§ INFORMATION SHOWN:
----------------

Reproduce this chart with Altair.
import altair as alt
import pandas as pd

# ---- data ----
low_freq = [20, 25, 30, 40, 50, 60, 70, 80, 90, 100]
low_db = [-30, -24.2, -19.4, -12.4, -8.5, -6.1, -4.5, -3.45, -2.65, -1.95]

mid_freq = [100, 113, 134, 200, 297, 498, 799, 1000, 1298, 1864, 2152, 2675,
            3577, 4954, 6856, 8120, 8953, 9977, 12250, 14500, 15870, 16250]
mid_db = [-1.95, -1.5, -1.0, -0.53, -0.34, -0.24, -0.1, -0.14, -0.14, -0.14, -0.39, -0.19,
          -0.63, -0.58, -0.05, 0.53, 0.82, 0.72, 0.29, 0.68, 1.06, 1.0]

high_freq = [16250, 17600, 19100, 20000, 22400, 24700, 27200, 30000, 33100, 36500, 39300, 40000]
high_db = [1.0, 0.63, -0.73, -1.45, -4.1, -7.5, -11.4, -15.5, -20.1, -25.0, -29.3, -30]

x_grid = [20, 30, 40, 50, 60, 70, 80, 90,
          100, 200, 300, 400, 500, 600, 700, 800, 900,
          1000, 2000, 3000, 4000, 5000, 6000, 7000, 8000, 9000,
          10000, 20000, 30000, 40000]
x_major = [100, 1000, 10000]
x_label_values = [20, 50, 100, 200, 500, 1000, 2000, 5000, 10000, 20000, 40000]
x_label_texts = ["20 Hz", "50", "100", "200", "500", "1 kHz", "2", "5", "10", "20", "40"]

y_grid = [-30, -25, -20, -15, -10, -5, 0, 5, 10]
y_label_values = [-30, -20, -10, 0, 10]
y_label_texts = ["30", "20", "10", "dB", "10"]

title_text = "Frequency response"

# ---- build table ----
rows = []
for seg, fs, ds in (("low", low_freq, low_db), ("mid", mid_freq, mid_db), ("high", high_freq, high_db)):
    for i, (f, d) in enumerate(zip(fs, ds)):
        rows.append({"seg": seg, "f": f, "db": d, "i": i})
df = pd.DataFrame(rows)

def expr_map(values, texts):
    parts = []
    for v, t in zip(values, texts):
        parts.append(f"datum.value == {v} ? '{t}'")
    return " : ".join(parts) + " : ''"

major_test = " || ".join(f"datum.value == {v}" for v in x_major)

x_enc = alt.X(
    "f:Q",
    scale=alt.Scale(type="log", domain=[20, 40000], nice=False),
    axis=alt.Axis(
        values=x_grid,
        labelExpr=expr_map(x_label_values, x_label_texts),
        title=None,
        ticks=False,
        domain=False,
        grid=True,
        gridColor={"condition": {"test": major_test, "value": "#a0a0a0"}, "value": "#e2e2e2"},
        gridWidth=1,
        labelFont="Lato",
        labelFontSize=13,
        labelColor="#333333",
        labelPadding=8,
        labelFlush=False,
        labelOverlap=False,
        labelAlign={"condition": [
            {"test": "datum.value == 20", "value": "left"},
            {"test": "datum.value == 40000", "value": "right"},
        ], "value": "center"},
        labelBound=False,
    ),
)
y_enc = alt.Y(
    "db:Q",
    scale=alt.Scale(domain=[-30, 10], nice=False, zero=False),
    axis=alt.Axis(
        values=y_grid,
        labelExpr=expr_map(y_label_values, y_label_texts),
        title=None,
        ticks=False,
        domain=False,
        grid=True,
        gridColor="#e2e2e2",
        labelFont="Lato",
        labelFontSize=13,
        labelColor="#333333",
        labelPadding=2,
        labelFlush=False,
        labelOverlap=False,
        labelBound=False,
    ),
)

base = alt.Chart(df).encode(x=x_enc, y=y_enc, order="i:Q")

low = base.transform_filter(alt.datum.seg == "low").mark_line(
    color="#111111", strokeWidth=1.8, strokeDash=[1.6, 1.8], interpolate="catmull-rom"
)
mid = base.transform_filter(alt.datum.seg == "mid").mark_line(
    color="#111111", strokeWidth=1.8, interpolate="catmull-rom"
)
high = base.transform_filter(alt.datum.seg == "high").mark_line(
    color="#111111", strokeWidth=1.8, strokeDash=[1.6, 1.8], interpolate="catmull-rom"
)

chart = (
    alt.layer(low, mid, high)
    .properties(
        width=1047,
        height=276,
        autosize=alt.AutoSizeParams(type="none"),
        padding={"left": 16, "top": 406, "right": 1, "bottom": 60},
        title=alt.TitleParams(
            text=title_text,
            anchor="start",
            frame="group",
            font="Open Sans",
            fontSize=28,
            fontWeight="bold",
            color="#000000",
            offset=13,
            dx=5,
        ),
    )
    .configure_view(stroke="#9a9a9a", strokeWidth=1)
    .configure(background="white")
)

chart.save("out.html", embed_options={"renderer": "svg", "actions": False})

----------------

§ WHAT THE TASK REQUIRES: All of the material above needs to be retyped word for word.

§ THE RESPONSE:
Reproduce this chart with Altair.
import altair as alt
import pandas as pd

# ---- data ----
low_freq = [20, 25, 30, 40, 50, 60, 70, 80, 90, 100]
low_db = [-30, -24.2, -19.4, -12.4, -8.5, -6.1, -4.5, -3.45, -2.65, -1.95]

mid_freq = [100, 113, 134, 200, 297, 498, 799, 1000, 1298, 1864, 2152, 2675,
            3577, 4954, 6856, 8120, 8953, 9977, 12250, 14500, 15870, 16250]
mid_db = [-1.95, -1.5, -1.0, -0.53, -0.34, -0.24, -0.1, -0.14, -0.14, -0.14, -0.39, -0.19,
          -0.63, -0.58, -0.05, 0.53, 0.82, 0.72, 0.29, 0.68, 1.06, 1.0]

high_freq = [16250, 17600, 19100, 20000, 22400, 24700, 27200, 30000, 33100, 36500, 39300, 40000]
high_db = [1.0, 0.63, -0.73, -1.45, -4.1, -7.5, -11.4, -15.5, -20.1, -25.0, -29.3, -30]

x_grid = [20, 30, 40, 50, 60, 70, 80, 90,
          100, 200, 300, 400, 500, 600, 700, 800, 900,
          1000, 2000, 3000, 4000, 5000, 6000, 7000, 8000, 9000,
          10000, 20000, 30000, 40000]
x_major = [100, 1000, 10000]
x_label_values = [20, 50, 100, 200, 500, 1000, 2000, 5000, 10000, 20000, 40000]
x_label_texts = ["20 Hz", "50", "100", "200", "500", "1 kHz", "2", "5", "10", "20", "40"]

y_grid = [-30, -25, -20, -15, -10, -5, 0, 5, 10]
y_label_values = [-30, -20, -10, 0, 10]
y_label_texts = ["30", "20", "10", "dB", "10"]

title_text = "Frequency response"

# ---- build table ----
rows = []
for seg, fs, ds in (("low", low_freq, low_db), ("mid", mid_freq, mid_db), ("high", high_freq, high_db)):
    for i, (f, d) in enumerate(zip(fs, ds)):
        rows.append({"seg": seg, "f": f, "db": d, "i": i})
df = pd.DataFrame(rows)

def expr_map(values, texts):
    parts = []
    for v, t in zip(values, texts):
        parts.append(f"datum.value == {v} ? '{t}'")
    return " : ".join(parts) + " : ''"

major_test = " || ".join(f"datum.value == {v}" for v in x_major)

x_enc = alt.X(
    "f:Q",
    scale=alt.Scale(type="log", domain=[20, 40000], nice=False),
    axis=alt.Axis(
        values=x_grid,
        labelExpr=expr_map(x_label_values, x_label_texts),
        title=None,
        ticks=False,
        domain=False,
        grid=True,
        gridColor={"condition": {"test": major_test, "value": "#a0a0a0"}, "value": "#e2e2e2"},
        gridWidth=1,
        labelFont="Lato",
        labelFontSize=13,
        labelColor="#333333",
        labelPadding=8,
        labelFlush=False,
        labelOverlap=False,
        labelAlign={"condition": [
            {"test": "datum.value == 20", "value": "left"},
            {"test": "datum.value == 40000", "value": "right"},
        ], "value": "center"},
        labelBound=False,
    ),
)
y_enc = alt.Y(
    "db:Q",
    scale=alt.Scale(domain=[-30, 10], nice=False, zero=False),
    axis=alt.Axis(
        values=y_grid,
        labelExpr=expr_map(y_label_values, y_label_texts),
        title=None,
        ticks=False,
        domain=False,
        grid=True,
        gridColor="#e2e2e2",
        labelFont="Lato",
        labelFontSize=13,
        labelColor="#333333",
        labelPadding=2,
        labelFlush=False,
        labelOverlap=False,
        labelBound=False,
    ),
)

base = alt.Chart(df).encode(x=x_enc, y=y_enc, order="i:Q")

low = base.transform_filter(alt.datum.seg == "low").mark_line(
    color="#111111", strokeWidth=1.8, strokeDash=[1.6, 1.8], interpolate="catmull-rom"
)
mid = base.transform_filter(alt.datum.seg == "mid").mark_line(
    color="#111111", strokeWidth=1.8, interpolate="catmull-rom"
)
high = base.transform_filter(alt.datum.seg == "high").mark_line(
    color="#111111", strokeWidth=1.8, strokeDash=[1.6, 1.8], interpolate="catmull-rom"
)

chart = (
    alt.layer(low, mid, high)
    .properties(
        width=1047,
        height=276,
        autosize=alt.AutoSizeParams(type="none"),
        padding={"left": 16, "top": 406, "right": 1, "bottom": 60},
        title=alt.TitleParams(
            text=title_text,
            anchor="start",
            frame="group",
            font="Open Sans",
            fontSize=28,
            fontWeight="bold",
            color="#000000",
            offset=13,
            dx=5,
        ),
    )
    .configure_view(stroke="#9a9a9a", strokeWidth=1)
    .configure(background="white")
)

chart.save("out.html", embed_options={"renderer": "svg", "actions": False})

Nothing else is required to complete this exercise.